⑥これに対して、Yらが上告し、最高裁の判断を求めた。最高裁は、次のように述べて、Yらの主張を認め、地裁および高裁の判断を覆し、Xの損害賠償請求を否定した。
(2)裁判所の判断
「①本件高圧受電方式への変更をすることとした本件決議には、団地共用部分の変更又はその管理に関する事項を決する部分があるものの、本件決議のうち、団地建物所有者等に個別契約の解約申入れを義務付ける部分は、専有部分の使用に関する事項を決するものであって、団地共用部分の変更又はその管理に関する事項を決するものではない。したがって、本件決議の上記部分は、(区分所有)法66条において準用する法17条1項又は18条1項の決議として効力を有するものとはいえない。このことは、本件高圧受電方式への変更をするために個別契約の解約が必要であるとしても異なるものではない。

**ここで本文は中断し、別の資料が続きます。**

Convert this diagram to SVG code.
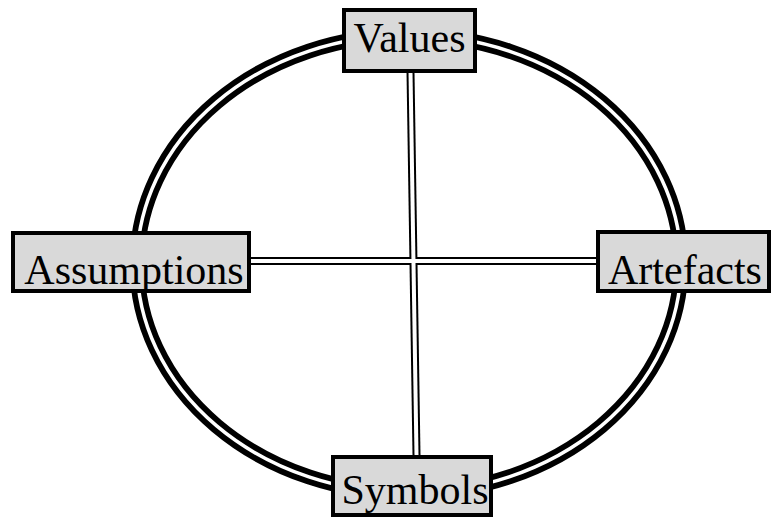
<svg xmlns="http://www.w3.org/2000/svg" width="773" height="520" viewBox="0 0 773 520">
<style>
.ring-b{fill:none;stroke:#000;stroke-width:15}
.ring-w{fill:none;stroke:#fff;stroke-width:3.5}
.line-b{stroke:#000;stroke-width:8;fill:none}
.line-w{stroke:#fff;stroke-width:4;fill:none}
.box{fill:#d9d9d9;stroke:#000;stroke-width:4}
.lbl{font-family:"Liberation Serif","Times New Roman",serif;font-size:42px;fill:#000;text-anchor:middle}
</style>
<rect width="773" height="520" fill="#fff"/>
<g id="connectors">
<ellipse class="ring-b" cx="409" cy="264" rx="272" ry="229"/>
<ellipse class="ring-w" cx="409" cy="264" rx="272" ry="229"/>
<line class="line-b" x1="250" y1="261" x2="598" y2="261"/>
<line class="line-b" x1="410.5" y1="72" x2="416.5" y2="455"/>
<line class="line-w" x1="250" y1="261" x2="598" y2="261"/>
<line class="line-w" x1="410.5" y1="72" x2="416.5" y2="455"/>
</g>
<g id="values">
<rect class="box" x="344" y="10" width="131" height="61"/>
<text class="lbl" x="409.5" y="52">Values</text>
</g>
<g id="assumptions">
<rect class="box" x="13" y="233" width="236" height="58"/>
<text class="lbl" x="134" y="284">Assumptions</text>
</g>
<g id="artefacts">
<rect class="box" x="598" y="232" width="171" height="59"/>
<text class="lbl" x="685" y="284">Artefacts</text>
</g>
<g id="symbols">
<rect class="box" x="333" y="457" width="158" height="58"/>
<text class="lbl" x="415" y="504">Symbols</text>
</g>
</svg>
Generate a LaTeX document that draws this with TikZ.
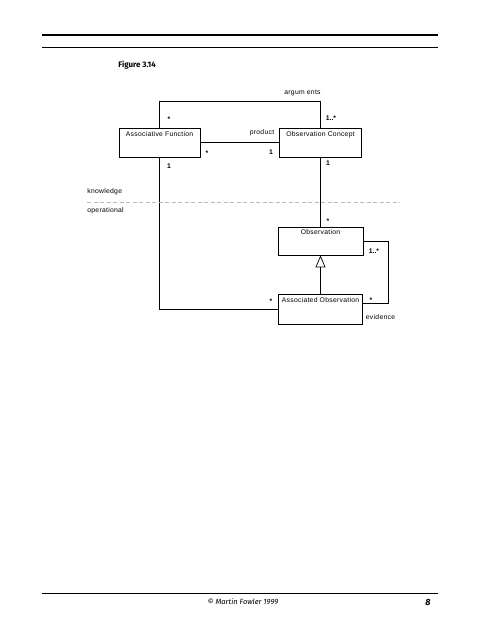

②そして、本件細則が、本件高圧受電方式への変更をするために団地建物所有者等に個別契約の解約申入れを義務付ける部分を含むとしても、その部分は、法66条において準用する法30条1項の『団地建物所有者相互間の事項』を定めたものではなく、同項の規約として効力を有するものとはいえない。なぜなら、団地建物所有者等がその専有部分において使用する電力の供給契約を解約するか否かは、それのみでは直ちに他の団地建物所有者等による専有部分の使用又は団地共用部分等の管理に影響を及ぼすものではないし、また、本件高圧受電方式への変更は専有部分の電気料金を削減しようとするものにすぎず、この変更がされないことにより、専有部分の使用に支障が生じ、又は団地共用部分等の適正な管理が妨げられることとなる事情はうかがわれないからである 」。